**Your goal:**
Restate, exactly and without pictures, the lines from the start of the listing below through the line holding "(title) at (1034,75)".

**Collected data:**
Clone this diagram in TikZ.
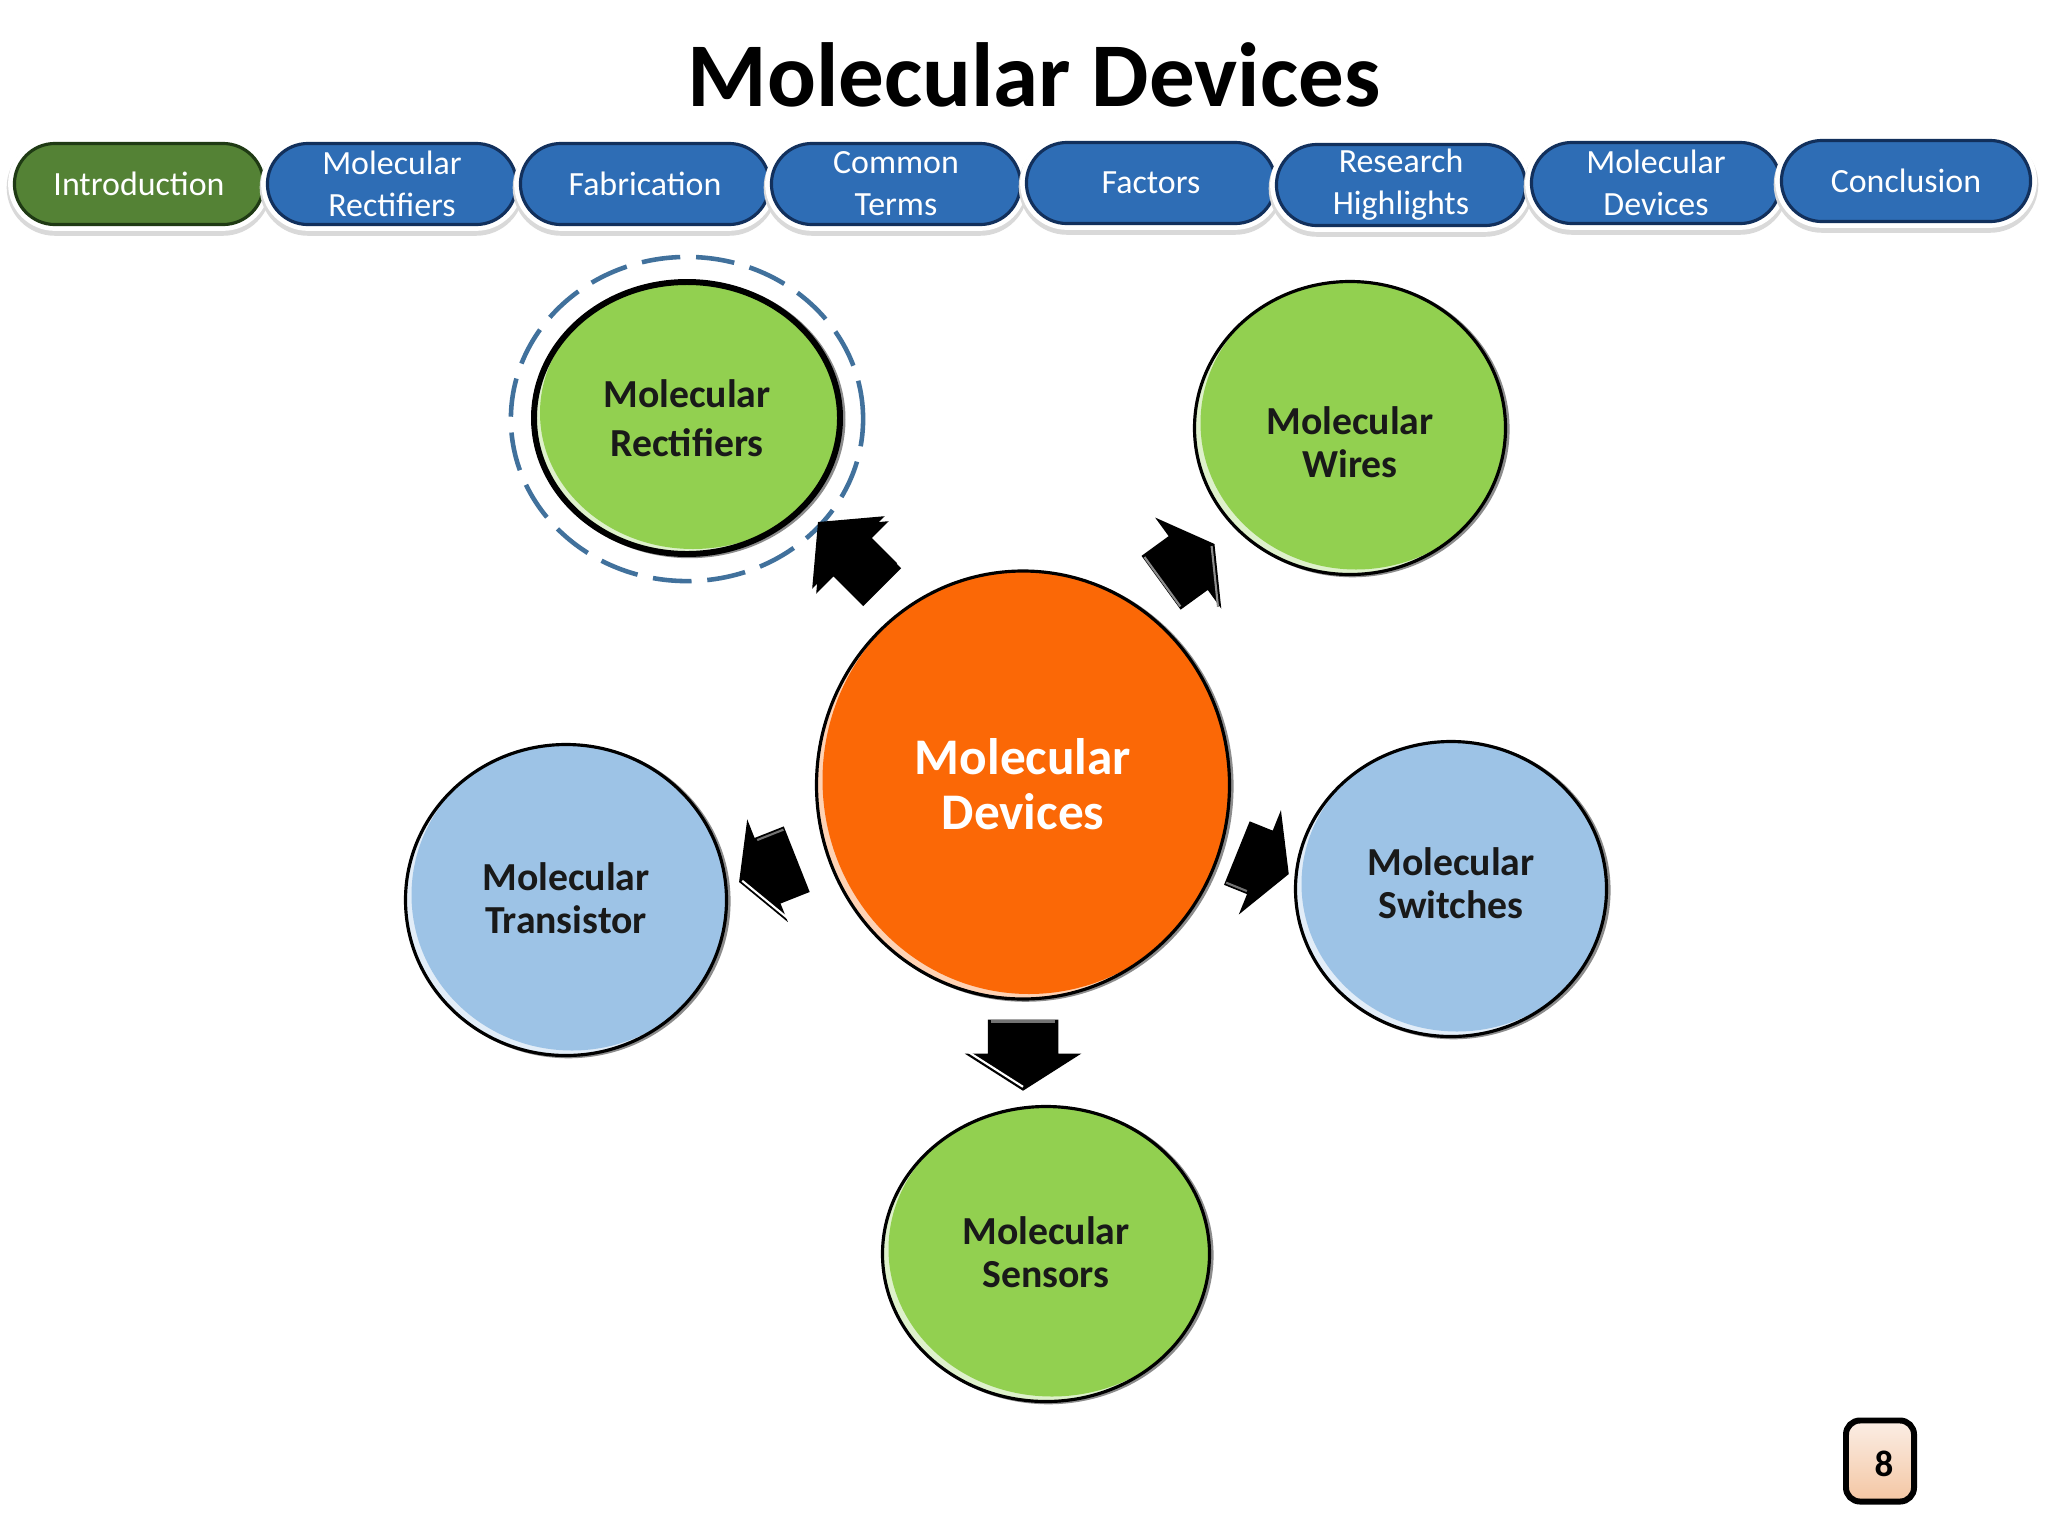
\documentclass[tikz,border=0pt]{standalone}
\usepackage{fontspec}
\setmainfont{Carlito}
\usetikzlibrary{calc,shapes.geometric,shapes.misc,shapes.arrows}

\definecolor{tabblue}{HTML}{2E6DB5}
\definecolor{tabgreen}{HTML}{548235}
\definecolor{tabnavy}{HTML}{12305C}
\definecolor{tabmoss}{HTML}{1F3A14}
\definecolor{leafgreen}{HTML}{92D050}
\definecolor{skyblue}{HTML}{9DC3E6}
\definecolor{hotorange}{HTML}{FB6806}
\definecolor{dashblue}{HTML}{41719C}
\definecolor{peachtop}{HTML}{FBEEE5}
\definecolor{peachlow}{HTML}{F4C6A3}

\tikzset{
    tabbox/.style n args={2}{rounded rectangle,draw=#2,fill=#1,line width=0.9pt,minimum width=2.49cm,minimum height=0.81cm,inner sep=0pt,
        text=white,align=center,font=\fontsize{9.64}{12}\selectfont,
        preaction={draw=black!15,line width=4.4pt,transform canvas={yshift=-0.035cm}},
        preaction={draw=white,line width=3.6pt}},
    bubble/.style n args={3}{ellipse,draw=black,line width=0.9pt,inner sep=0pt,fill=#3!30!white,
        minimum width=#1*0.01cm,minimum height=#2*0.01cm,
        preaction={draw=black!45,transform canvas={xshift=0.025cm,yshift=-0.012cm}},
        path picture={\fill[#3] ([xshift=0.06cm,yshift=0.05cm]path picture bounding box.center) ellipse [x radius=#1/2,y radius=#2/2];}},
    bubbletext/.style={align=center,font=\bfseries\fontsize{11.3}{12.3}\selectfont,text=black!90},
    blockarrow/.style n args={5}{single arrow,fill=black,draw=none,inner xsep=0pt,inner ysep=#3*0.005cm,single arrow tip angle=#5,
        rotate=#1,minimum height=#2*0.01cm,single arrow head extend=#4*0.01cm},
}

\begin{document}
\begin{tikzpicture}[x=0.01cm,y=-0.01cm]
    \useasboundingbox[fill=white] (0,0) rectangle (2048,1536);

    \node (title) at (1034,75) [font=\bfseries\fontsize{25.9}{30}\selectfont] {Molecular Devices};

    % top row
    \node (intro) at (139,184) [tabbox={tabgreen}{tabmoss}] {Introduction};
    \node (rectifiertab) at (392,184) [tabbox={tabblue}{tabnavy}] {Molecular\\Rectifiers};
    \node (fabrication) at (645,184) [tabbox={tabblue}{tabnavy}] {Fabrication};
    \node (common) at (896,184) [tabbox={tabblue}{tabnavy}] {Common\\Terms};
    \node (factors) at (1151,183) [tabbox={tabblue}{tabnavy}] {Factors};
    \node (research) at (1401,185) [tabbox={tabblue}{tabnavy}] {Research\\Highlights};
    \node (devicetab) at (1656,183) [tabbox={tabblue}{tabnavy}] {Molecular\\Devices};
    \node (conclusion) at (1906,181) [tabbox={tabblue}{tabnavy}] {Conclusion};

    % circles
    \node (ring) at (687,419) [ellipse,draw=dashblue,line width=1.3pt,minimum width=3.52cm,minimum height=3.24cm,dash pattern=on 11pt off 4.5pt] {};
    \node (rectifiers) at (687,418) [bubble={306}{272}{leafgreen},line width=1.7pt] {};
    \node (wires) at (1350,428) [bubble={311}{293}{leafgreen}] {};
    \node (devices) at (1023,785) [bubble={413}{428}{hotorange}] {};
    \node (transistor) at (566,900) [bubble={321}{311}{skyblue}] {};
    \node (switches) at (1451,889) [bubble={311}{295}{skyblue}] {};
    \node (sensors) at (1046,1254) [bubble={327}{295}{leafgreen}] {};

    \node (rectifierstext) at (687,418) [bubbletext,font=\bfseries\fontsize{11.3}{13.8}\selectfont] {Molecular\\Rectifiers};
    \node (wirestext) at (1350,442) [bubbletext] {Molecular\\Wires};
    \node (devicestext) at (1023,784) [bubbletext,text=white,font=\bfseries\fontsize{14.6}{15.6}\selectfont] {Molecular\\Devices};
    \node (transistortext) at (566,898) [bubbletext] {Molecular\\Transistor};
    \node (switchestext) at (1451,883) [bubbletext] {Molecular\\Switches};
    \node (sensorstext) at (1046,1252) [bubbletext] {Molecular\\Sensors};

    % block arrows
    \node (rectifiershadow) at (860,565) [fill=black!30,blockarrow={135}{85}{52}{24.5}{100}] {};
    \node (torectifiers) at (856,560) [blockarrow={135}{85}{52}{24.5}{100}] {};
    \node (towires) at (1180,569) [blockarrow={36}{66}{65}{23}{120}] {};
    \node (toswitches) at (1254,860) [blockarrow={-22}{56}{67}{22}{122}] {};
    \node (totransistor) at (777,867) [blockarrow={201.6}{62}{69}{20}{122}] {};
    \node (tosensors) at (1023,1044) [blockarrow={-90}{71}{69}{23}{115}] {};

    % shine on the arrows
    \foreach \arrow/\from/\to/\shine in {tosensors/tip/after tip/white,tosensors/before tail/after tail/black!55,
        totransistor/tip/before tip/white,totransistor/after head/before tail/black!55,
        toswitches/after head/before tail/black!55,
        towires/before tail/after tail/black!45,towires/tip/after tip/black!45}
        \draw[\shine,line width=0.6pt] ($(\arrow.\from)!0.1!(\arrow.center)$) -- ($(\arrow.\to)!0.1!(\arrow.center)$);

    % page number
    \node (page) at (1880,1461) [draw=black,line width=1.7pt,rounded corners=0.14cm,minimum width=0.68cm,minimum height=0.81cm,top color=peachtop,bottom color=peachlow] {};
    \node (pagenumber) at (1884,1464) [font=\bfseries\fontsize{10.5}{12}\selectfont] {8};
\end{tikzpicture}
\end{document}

**The completed task:**
Clone this diagram in TikZ.
\documentclass[tikz,border=0pt]{standalone}
\usepackage{fontspec}
\setmainfont{Carlito}
\usetikzlibrary{calc,shapes.geometric,shapes.misc,shapes.arrows}

\definecolor{tabblue}{HTML}{2E6DB5}
\definecolor{tabgreen}{HTML}{548235}
\definecolor{tabnavy}{HTML}{12305C}
\definecolor{tabmoss}{HTML}{1F3A14}
\definecolor{leafgreen}{HTML}{92D050}
\definecolor{skyblue}{HTML}{9DC3E6}
\definecolor{hotorange}{HTML}{FB6806}
\definecolor{dashblue}{HTML}{41719C}
\definecolor{peachtop}{HTML}{FBEEE5}
\definecolor{peachlow}{HTML}{F4C6A3}

\tikzset{
    tabbox/.style n args={2}{rounded rectangle,draw=#2,fill=#1,line width=0.9pt,minimum width=2.49cm,minimum height=0.81cm,inner sep=0pt,
        text=white,align=center,font=\fontsize{9.64}{12}\selectfont,
        preaction={draw=black!15,line width=4.4pt,transform canvas={yshift=-0.035cm}},
        preaction={draw=white,line width=3.6pt}},
    bubble/.style n args={3}{ellipse,draw=black,line width=0.9pt,inner sep=0pt,fill=#3!30!white,
        minimum width=#1*0.01cm,minimum height=#2*0.01cm,
        preaction={draw=black!45,transform canvas={xshift=0.025cm,yshift=-0.012cm}},
        path picture={\fill[#3] ([xshift=0.06cm,yshift=0.05cm]path picture bounding box.center) ellipse [x radius=#1/2,y radius=#2/2];}},
    bubbletext/.style={align=center,font=\bfseries\fontsize{11.3}{12.3}\selectfont,text=black!90},
    blockarrow/.style n args={5}{single arrow,fill=black,draw=none,inner xsep=0pt,inner ysep=#3*0.005cm,single arrow tip angle=#5,
        rotate=#1,minimum height=#2*0.01cm,single arrow head extend=#4*0.01cm},
}

\begin{document}
\begin{tikzpicture}[x=0.01cm,y=-0.01cm]
    \useasboundingbox[fill=white] (0,0) rectangle (2048,1536);

    \node (title) at (1034,75) [font=\bfseries\fontsize{25.9}{30}\selectfont] {Molecular Devices};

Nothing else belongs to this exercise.